Source code of charts

⟨

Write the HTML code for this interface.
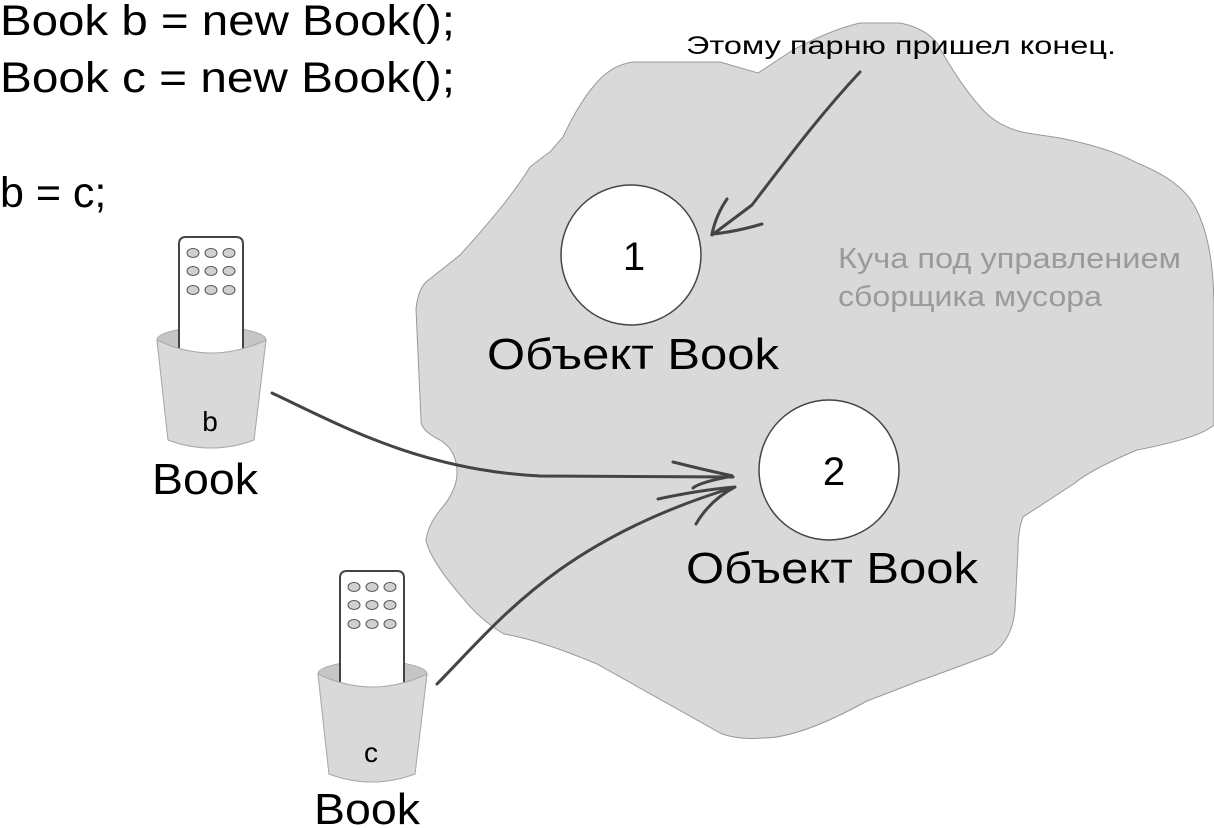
<!DOCTYPE html>
<html><head><meta charset="utf-8"><style>
html,body{margin:0;padding:0;background:#fff;}
svg{display:block;}
text{font-family:"Liberation Sans",Arial,sans-serif;}
</style></head><body>
<svg width="1214" height="828" viewBox="0 0 1214 828" xmlns="http://www.w3.org/2000/svg">
<defs>
<g id="bucket">
  <path d="M157,340 L168,440 Q211,456 254,440 L266,340 Z" fill="#d9d9d9" stroke="#aaa" stroke-width="1"/>
  <ellipse cx="211.5" cy="340" rx="54.5" ry="13" fill="#c6c6c6" stroke="#aaa" stroke-width="1"/>
  <path d="M179,360 L179,244 Q179,237 186,237 L236,237 Q243,237 243,244 L243,360" fill="#fff" stroke="#444" stroke-width="2"/>
  <g fill="#d0d0d0" stroke="#555" stroke-width="1">
    <ellipse cx="193" cy="253" rx="6" ry="4.5"/><ellipse cx="211" cy="253" rx="6" ry="4.5"/><ellipse cx="229" cy="253" rx="6" ry="4.5"/>
    <ellipse cx="193" cy="271" rx="6" ry="4.5"/><ellipse cx="211" cy="271" rx="6" ry="4.5"/><ellipse cx="229" cy="271" rx="6" ry="4.5"/>
    <ellipse cx="193" cy="290" rx="6" ry="4.5"/><ellipse cx="211" cy="290" rx="6" ry="4.5"/><ellipse cx="229" cy="290" rx="6" ry="4.5"/>
  </g>
  <path d="M157,340 Q211,366 266,340 L254,440 Q211,456 168,440 Z" fill="#d9d9d9" stroke="#aaa" stroke-width="1"/>
</g>
</defs>

<path d="M633,62 L720,62 L758,73 L793,50 Q830,30 860,23 L900,23 Q925,28 937,43 Q960,85 983,110 Q1000,128 1027,133 L1060,138 Q1110,148 1137,163 Q1180,180 1194,205 Q1214,240 1214,310 L1214,425 Q1200,438 1137,450 Q1090,470 1075,483 L1023,517 Q1018,530 1018,550 L1015,610 Q1012,640 992,654 Q950,670 919,681 L867,701 Q800,738 763,738 Q740,740 722,734 L597,664 Q540,640 504,634 Q480,620 462,597 Q430,560 426,540 Q428,525 440,510 Q458,490 457,470 Q456,450 440,440 Q420,430 421,420 L416,309 Q418,290 426,282 L460,255 Q510,200 530,167 Q545,155 550,152 L563,137 Q578,105 593,87 Q610,65 633,62 Z" fill="#d9d9d9" stroke="#999" stroke-width="1"/>

<text x="0" y="35" font-size="43" textLength="455" lengthAdjust="spacingAndGlyphs">Book b = new Book();</text>
<text x="0" y="92" font-size="43" textLength="455" lengthAdjust="spacingAndGlyphs">Book c = new Book();</text>
<text x="0" y="207" font-size="43">b = c;</text>

<text x="686" y="54" font-size="25" textLength="430" lengthAdjust="spacingAndGlyphs">Этому парню пришел конец.</text>

<circle cx="631" cy="255" r="70" fill="#fff" stroke="#444" stroke-width="1.5"/>
<text x="634" y="270" font-size="40" text-anchor="middle">1</text>
<text x="633" y="369" font-size="44" text-anchor="middle" textLength="292" lengthAdjust="spacingAndGlyphs">Объект Book</text>

<circle cx="829" cy="470" r="70" fill="#fff" stroke="#444" stroke-width="1.5"/>
<text x="834" y="485" font-size="40" text-anchor="middle">2</text>
<text x="832" y="583" font-size="44" text-anchor="middle" textLength="292" lengthAdjust="spacingAndGlyphs">Объект Book</text>

<text x="838" y="268" font-size="29" fill="#9a9a9a" textLength="343" lengthAdjust="spacingAndGlyphs">Куча под управлением</text>
<text x="838" y="306" font-size="29" fill="#9a9a9a" textLength="264" lengthAdjust="spacingAndGlyphs">сборщика мусора</text>

<g fill="none" stroke="#444" stroke-width="3" stroke-linecap="round">
  <path d="M860,72 C820,115 790,155 752,205 L712,235"/>
  <path d="M727,199 Q716,215 712,234 Q735,232 762,224"/>
  <path d="M272,393 C340,425 420,470 540,476 L733,477"/>
  <path d="M673,462 Q705,470 733,476 Q700,482 693,488"/>
  <path d="M437,684 C500,620 560,540 735,487"/>
  <path d="M658,499 Q700,490 735,487 Q710,500 696,524"/>
</g>

<use href="#bucket"/>
<text x="210" y="431" font-size="28" text-anchor="middle">b</text>
<text x="205" y="494" font-size="44" text-anchor="middle" textLength="106" lengthAdjust="spacingAndGlyphs">Book</text>

<use href="#bucket" transform="translate(161,334)"/>
<text x="371" y="762" font-size="28" text-anchor="middle">c</text>
<text x="367" y="824" font-size="44" text-anchor="middle" textLength="106" lengthAdjust="spacingAndGlyphs">Book</text>
</svg>
</body></html>
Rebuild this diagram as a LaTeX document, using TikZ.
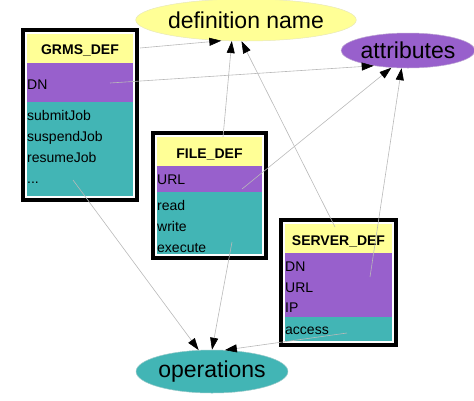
\documentclass[tikz,border=0pt]{standalone}
\usepackage{fontspec}
\setmainfont{Liberation Sans}
\usetikzlibrary{shapes.geometric,arrows.meta}
\definecolor{ylw}{RGB}{255,255,150}
\definecolor{prp}{RGB}{152,96,204}
\definecolor{tea}{RGB}{66,181,181}
\definecolor{edg}{RGB}{185,185,185}
\tikzset{
  frame/.style={draw=black,line width=4pt},
  sec/.style={draw=none,inner sep=0pt,outer sep=0pt,rectangle},
  lbl/.style={anchor=base west,inner sep=0pt,font=\fontsize{14}{16}\selectfont},
  hdr/.style={anchor=base,inner sep=0pt,font=\fontsize{14}{16}\selectfont\bfseries},
  ell/.style={ellipse,inner sep=0pt,draw=#1!70!gray!60,line width=0.5pt,font=\fontsize{23}{26}\selectfont},
  conn/.style={draw=edg,line width=0.6pt,-{Triangle[length=12pt,width=8pt,color=black]}}
}
\begin{document}
\begin{tikzpicture}[x=1pt,y=-1pt]
\useasboundingbox (0,0) rectangle (474,400);
% ellipses
\node[ell=ylw,fill=ylw,minimum width=182pt,minimum height=42pt] (defname) at (246,20) {definition name};
\node[ell=prp,fill=prp,minimum width=125pt,minimum height=35pt] (attr) at (408,50.5) {attributes};
\node[ell=tea,fill=tea,minimum width=132pt,minimum height=43pt] (ops) at (212,371.5) {operations};
% GRMS_DEF
\draw[frame] (23,30) rectangle (137,200);
\node[sec,fill=ylw,minimum width=106pt,minimum height=29pt] (gY) at (80,48.5) {};
\node[sec,fill=prp,minimum width=106pt,minimum height=39pt] (gP) at (80,82.5) {};
\node[sec,fill=tea,minimum width=106pt,minimum height=94pt] (gT) at (80,149) {};
\node[hdr] (gh) at (80,54) {GRMS\_DEF};
\node[lbl] (g1) at (27,89) {DN};
\node[lbl] (g2) at (27,120) {submitJob};
\node[lbl] (g3) at (27,141) {suspendJob};
\node[lbl] (g4) at (27,162) {resumeJob};
\node[lbl] (g5) at (27,183) {...};
% FILE_DEF
\draw[frame] (153,133) rectangle (266,258);
\node[sec,fill=ylw,minimum width=105pt,minimum height=29pt] (fY) at (209.5,151.5) {};
\node[sec,fill=prp,minimum width=105pt,minimum height=26pt] (fP) at (209.5,179) {};
\node[sec,fill=tea,minimum width=105pt,minimum height=62pt] (fT) at (209.5,223) {};
\node[hdr] (fh) at (209.5,158) {FILE\_DEF};
\node[lbl] (f1) at (157,184) {URL};
\node[lbl] (f2) at (157,210) {read};
\node[lbl] (f3) at (157,231) {write};
\node[lbl] (f4) at (157,252) {execute};
% SERVER_DEF
\draw[frame] (281,220) rectangle (396,345);
\node[sec,fill=ylw,minimum width=107pt,minimum height=29pt] (sY) at (338.5,238.5) {};
\node[sec,fill=prp,minimum width=107pt,minimum height=64pt] (sP) at (338.5,285) {};
\node[sec,fill=tea,minimum width=107pt,minimum height=24pt] (sT) at (338.5,329) {};
\node[hdr] (sh) at (338.5,245.5) {SERVER\_DEF};
\node[lbl] (s1) at (285,271) {DN};
\node[lbl] (s2) at (285,292) {URL};
\node[lbl] (s3) at (285,312) {IP};
\node[lbl] (s4) at (285,334) {access};
% ports
\coordinate (pgY) at (140,48);
\coordinate (pgP) at (110,83);
\coordinate (pgT) at (73,180);
\coordinate (pfY) at (223,137);
\coordinate (pfP) at (242,189);
\coordinate (pfT) at (232,242);
\coordinate (psY) at (335,227);
\coordinate (psP) at (370,277);
\coordinate (psT) at (347,333);
% connectors
\draw[conn] (pgY) -- (defname.220);
\draw[conn] (pfY) -- (defname.236);
\draw[conn] (psY) -- (defname.258);
\draw[conn] (pgP) -- (attr.204);
\draw[conn] (pfP) -- (attr.226);
\draw[conn] (psP) -- (attr.250);
\draw[conn] (pgT) -- (ops.122);
\draw[conn] (pfT) -- (ops.90);
\draw[conn] (psT) -- (ops.59);
\end{tikzpicture}
\end{document}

⟩

Challenge:
Write out each line of the listing above, exactly, from its first line to the line holding "L720,62 L758,73 L793,50", inclusive. Skip the pictures.

Exercise response:
Write the HTML code for this interface.
<!DOCTYPE html>
<html><head><meta charset="utf-8"><style>
html,body{margin:0;padding:0;background:#fff;}
svg{display:block;}
text{font-family:"Liberation Sans",Arial,sans-serif;}
</style></head><body>
<svg width="1214" height="828" viewBox="0 0 1214 828" xmlns="http://www.w3.org/2000/svg">
<defs>
<g id="bucket">
  <path d="M157,340 L168,440 Q211,456 254,440 L266,340 Z" fill="#d9d9d9" stroke="#aaa" stroke-width="1"/>
  <ellipse cx="211.5" cy="340" rx="54.5" ry="13" fill="#c6c6c6" stroke="#aaa" stroke-width="1"/>
  <path d="M179,360 L179,244 Q179,237 186,237 L236,237 Q243,237 243,244 L243,360" fill="#fff" stroke="#444" stroke-width="2"/>
  <g fill="#d0d0d0" stroke="#555" stroke-width="1">
    <ellipse cx="193" cy="253" rx="6" ry="4.5"/><ellipse cx="211" cy="253" rx="6" ry="4.5"/><ellipse cx="229" cy="253" rx="6" ry="4.5"/>
    <ellipse cx="193" cy="271" rx="6" ry="4.5"/><ellipse cx="211" cy="271" rx="6" ry="4.5"/><ellipse cx="229" cy="271" rx="6" ry="4.5"/>
    <ellipse cx="193" cy="290" rx="6" ry="4.5"/><ellipse cx="211" cy="290" rx="6" ry="4.5"/><ellipse cx="229" cy="290" rx="6" ry="4.5"/>
  </g>
  <path d="M157,340 Q211,366 266,340 L254,440 Q211,456 168,440 Z" fill="#d9d9d9" stroke="#aaa" stroke-width="1"/>
</g>
</defs>

<path d="M633,62 L720,62 L758,73 L793,50 Q830,30 860,23 L900,23 Q925,28 937,43 Q960,85 983,110 Q1000,128 1027,133 L1060,138 Q1110,148 1137,163 Q1180,180 1194,205 Q1214,240 1214,310 L1214,425 Q1200,438 1137,450 Q1090,470 1075,483 L1023,517 Q1018,530 1018,550 L1015,610 Q1012,640 992,654 Q950,670 919,681 L867,701 Q800,738 763,738 Q740,740 722,734 L597,664 Q540,640 504,634 Q480,620 462,597 Q430,560 426,540 Q428,525 440,510 Q458,490 457,470 Q456,450 440,440 Q420,430 421,420 L416,309 Q418,290 426,282 L460,255 Q510,200 530,167 Q545,155 550,152 L563,137 Q578,105 593,87 Q610,65 633,62 Z" fill="#d9d9d9" stroke="#999" stroke-width="1"/>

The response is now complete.